THE REQUEST> Pictures do not belong in the copy; quote every entry below exactly.

## start EXERCISE INPUT

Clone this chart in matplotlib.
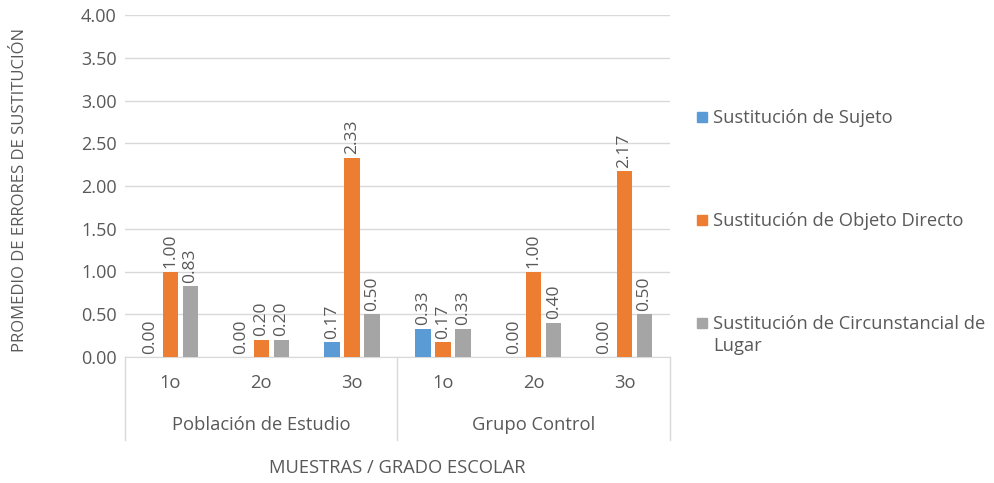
import matplotlib
matplotlib.use("Agg")
import matplotlib.pyplot as plt
from matplotlib.patches import Rectangle
import numpy as np

plt.rcParams['font.family'] = ['Open Sans', 'DejaVu Sans']

# datos
grados = ['1o', '2o', '3o', '1o', '2o', '3o']
grupos = ['Población de Estudio', 'Grupo Control']
series = ['Sustitución de Sujeto', 'Sustitución de Objeto Directo',
          'Sustitución de Circunstancial de\nLugar']
sujeto = [0.00, 0.00, 0.17, 0.33, 0.00, 0.00]
objeto = [1.00, 0.20, 2.33, 0.17, 1.00, 2.17]
lugar = [0.83, 0.20, 0.50, 0.33, 0.40, 0.50]
colores = ['#5B9BD5', '#ED7D31', '#A5A5A5']

txt = '#595959'
linea = '#D9D9D9'
fs = 13.2

fig = plt.figure(figsize=(9.95, 4.83), dpi=100)
ax = fig.add_axes([125/995, 1-357/483, 545/995, 342/483])

x = np.arange(len(grados))
ancho = 0.17
paso = 0.22
for i, (vals, col) in enumerate(zip([sujeto, objeto, lugar], colores)):
    pos = x + (i-1)*paso
    ax.bar(pos, vals, width=ancho, color=col, zorder=3)
    for p, v in zip(pos, vals):
        ax.text(p, v + 0.04, f'{v:.2f}', rotation=90, ha='center', va='bottom',
                fontsize=12.5, color=txt, zorder=4)

ax.set_xlim(-0.5, len(grados)-0.5)
ax.set_ylim(0, 4)
ax.set_yticks(np.arange(0, 4.01, 0.5))
ax.set_yticklabels([f'{t:.2f}' for t in np.arange(0, 4.01, 0.5)], fontsize=13, color=txt)
ax.yaxis.grid(True, color=linea, lw=1, zorder=0)
ax.tick_params(axis='y', length=0, pad=6)
ax.set_xticks([])
for s in ['top', 'right', 'left']:
    ax.spines[s].set_visible(False)
ax.spines['bottom'].set_color(linea)

# eje de categorias en dos niveles
tr = ax.get_xaxis_transform()
for xi, g in zip(x, grados):
    ax.text(xi, -0.076, g, transform=tr, ha='center', va='center', fontsize=fs, color=txt)
for k, g in enumerate(grupos):
    ax.text(k*3 + 1, -0.199, g, transform=tr, ha='center', va='center', fontsize=fs, color=txt)
for xb in [-0.5, 2.5, 5.5]:
    ax.plot([xb, xb], [0, -0.243], transform=tr, color=linea, lw=1, clip_on=False)

fig.text(20/995, 1-190/483, 'PROMEDIO DE ERRORES DE SUSTITUCIÓN', rotation=90,
         ha='center', va='center', fontsize=12, color=txt)
fig.text(397/995, 1-468/483, 'MUESTRAS / GRADO ESCOLAR', ha='center', va='center',
         fontsize=fs, color=txt)

# leyenda
ys = [117, 220, 323]
for s, col, yy in zip(series, colores, ys):
    fig.patches.append(Rectangle((697/995, 1-(yy+5)/483), 10/995, 10/483,
                                 transform=fig.transFigure, color=col))
    fig.text(713/995, 1-(yy-8)/483, s, ha='left', va='top', fontsize=fs,
             color=txt, linespacing=1.3)

fig.savefig('out.png', dpi=100)
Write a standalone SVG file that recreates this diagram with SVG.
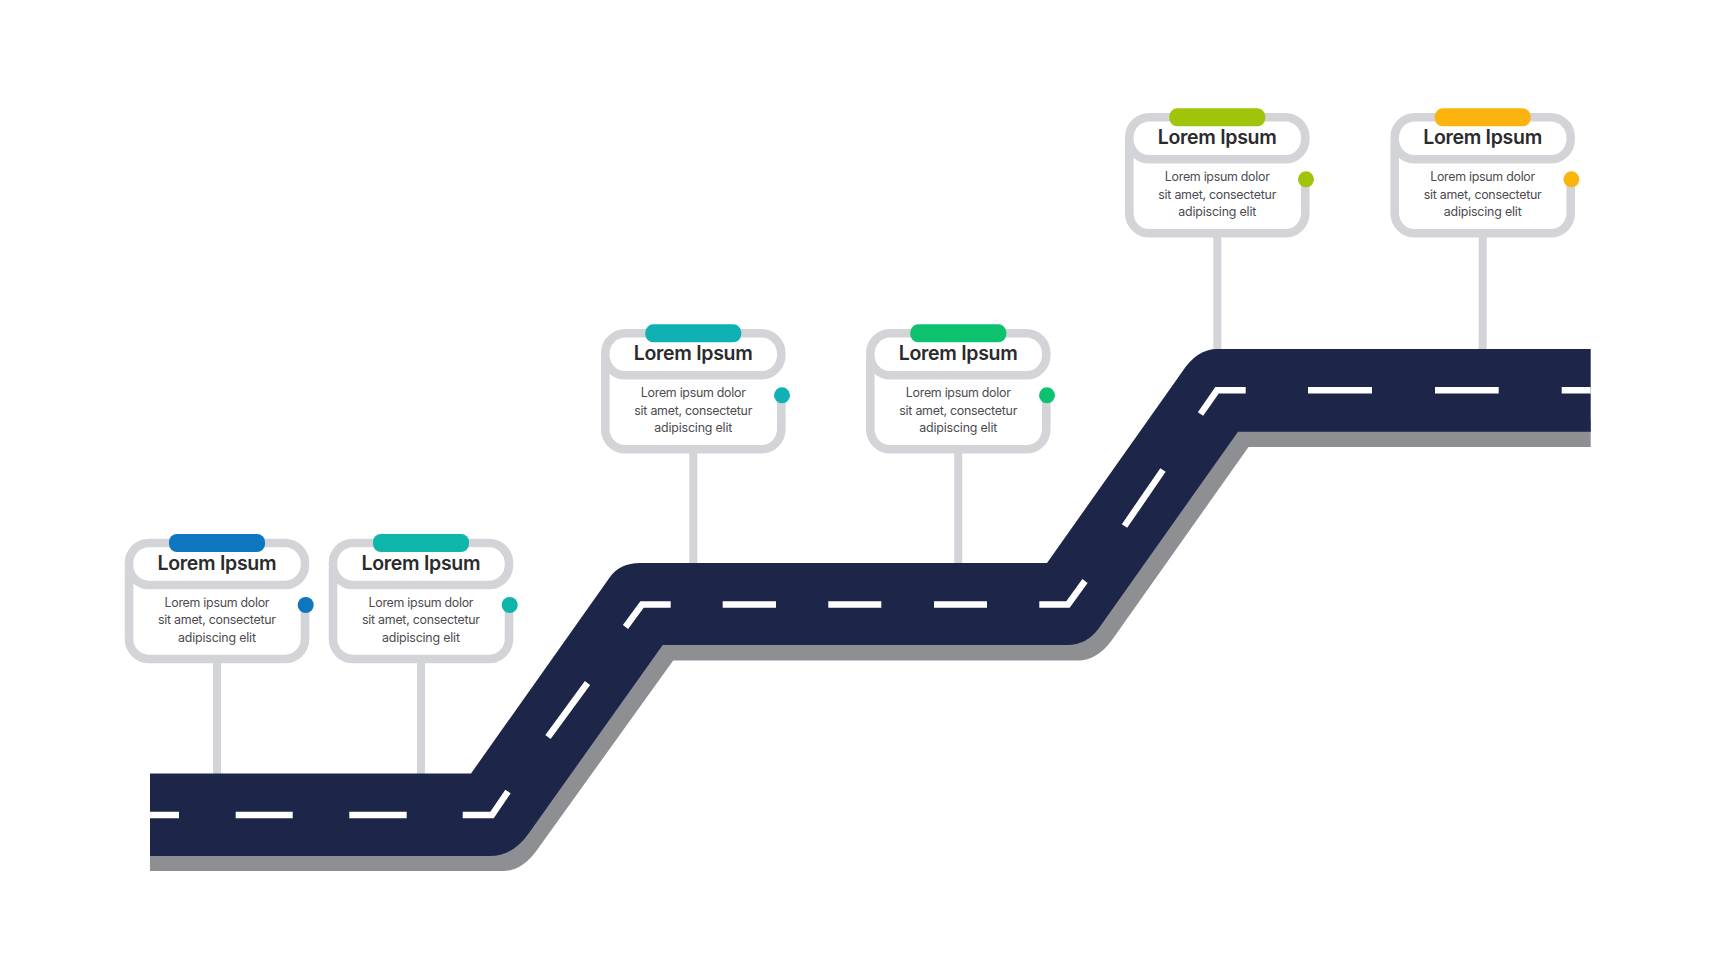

## end EXERCISE INPUT

OUTPUT FOR THIS EXERCISE>
Clone this chart in matplotlib.
import matplotlib
matplotlib.use("Agg")
import matplotlib.pyplot as plt
from matplotlib.patches import Rectangle
import numpy as np

plt.rcParams['font.family'] = ['Open Sans', 'DejaVu Sans']

# datos
grados = ['1o', '2o', '3o', '1o', '2o', '3o']
grupos = ['Población de Estudio', 'Grupo Control']
series = ['Sustitución de Sujeto', 'Sustitución de Objeto Directo',
          'Sustitución de Circunstancial de\nLugar']
sujeto = [0.00, 0.00, 0.17, 0.33, 0.00, 0.00]
objeto = [1.00, 0.20, 2.33, 0.17, 1.00, 2.17]
lugar = [0.83, 0.20, 0.50, 0.33, 0.40, 0.50]
colores = ['#5B9BD5', '#ED7D31', '#A5A5A5']

txt = '#595959'
linea = '#D9D9D9'
fs = 13.2

fig = plt.figure(figsize=(9.95, 4.83), dpi=100)
ax = fig.add_axes([125/995, 1-357/483, 545/995, 342/483])

x = np.arange(len(grados))
ancho = 0.17
paso = 0.22
for i, (vals, col) in enumerate(zip([sujeto, objeto, lugar], colores)):
    pos = x + (i-1)*paso
    ax.bar(pos, vals, width=ancho, color=col, zorder=3)
    for p, v in zip(pos, vals):
        ax.text(p, v + 0.04, f'{v:.2f}', rotation=90, ha='center', va='bottom',
                fontsize=12.5, color=txt, zorder=4)

ax.set_xlim(-0.5, len(grados)-0.5)
ax.set_ylim(0, 4)
ax.set_yticks(np.arange(0, 4.01, 0.5))
ax.set_yticklabels([f'{t:.2f}' for t in np.arange(0, 4.01, 0.5)], fontsize=13, color=txt)
ax.yaxis.grid(True, color=linea, lw=1, zorder=0)
ax.tick_params(axis='y', length=0, pad=6)
ax.set_xticks([])
for s in ['top', 'right', 'left']:
    ax.spines[s].set_visible(False)
ax.spines['bottom'].set_color(linea)

# eje de categorias en dos niveles
tr = ax.get_xaxis_transform()
for xi, g in zip(x, grados):
    ax.text(xi, -0.076, g, transform=tr, ha='center', va='center', fontsize=fs, color=txt)
for k, g in enumerate(grupos):
    ax.text(k*3 + 1, -0.199, g, transform=tr, ha='center', va='center', fontsize=fs, color=txt)
for xb in [-0.5, 2.5, 5.5]:
    ax.plot([xb, xb], [0, -0.243], transform=tr, color=linea, lw=1, clip_on=False)

fig.text(20/995, 1-190/483, 'PROMEDIO DE ERRORES DE SUSTITUCIÓN', rotation=90,
         ha='center', va='center', fontsize=12, color=txt)
fig.text(397/995, 1-468/483, 'MUESTRAS / GRADO ESCOLAR', ha='center', va='center',
         fontsize=fs, color=txt)

# leyenda
ys = [117, 220, 323]
for s, col, yy in zip(series, colores, ys):
    fig.patches.append(Rectangle((697/995, 1-(yy+5)/483), 10/995, 10/483,
                                 transform=fig.transFigure, color=col))
    fig.text(713/995, 1-(yy-8)/483, s, ha='left', va='top', fontsize=fs,
             color=txt, linespacing=1.3)

fig.savefig('out.png', dpi=100)
Write a standalone SVG file that recreates this diagram with SVG.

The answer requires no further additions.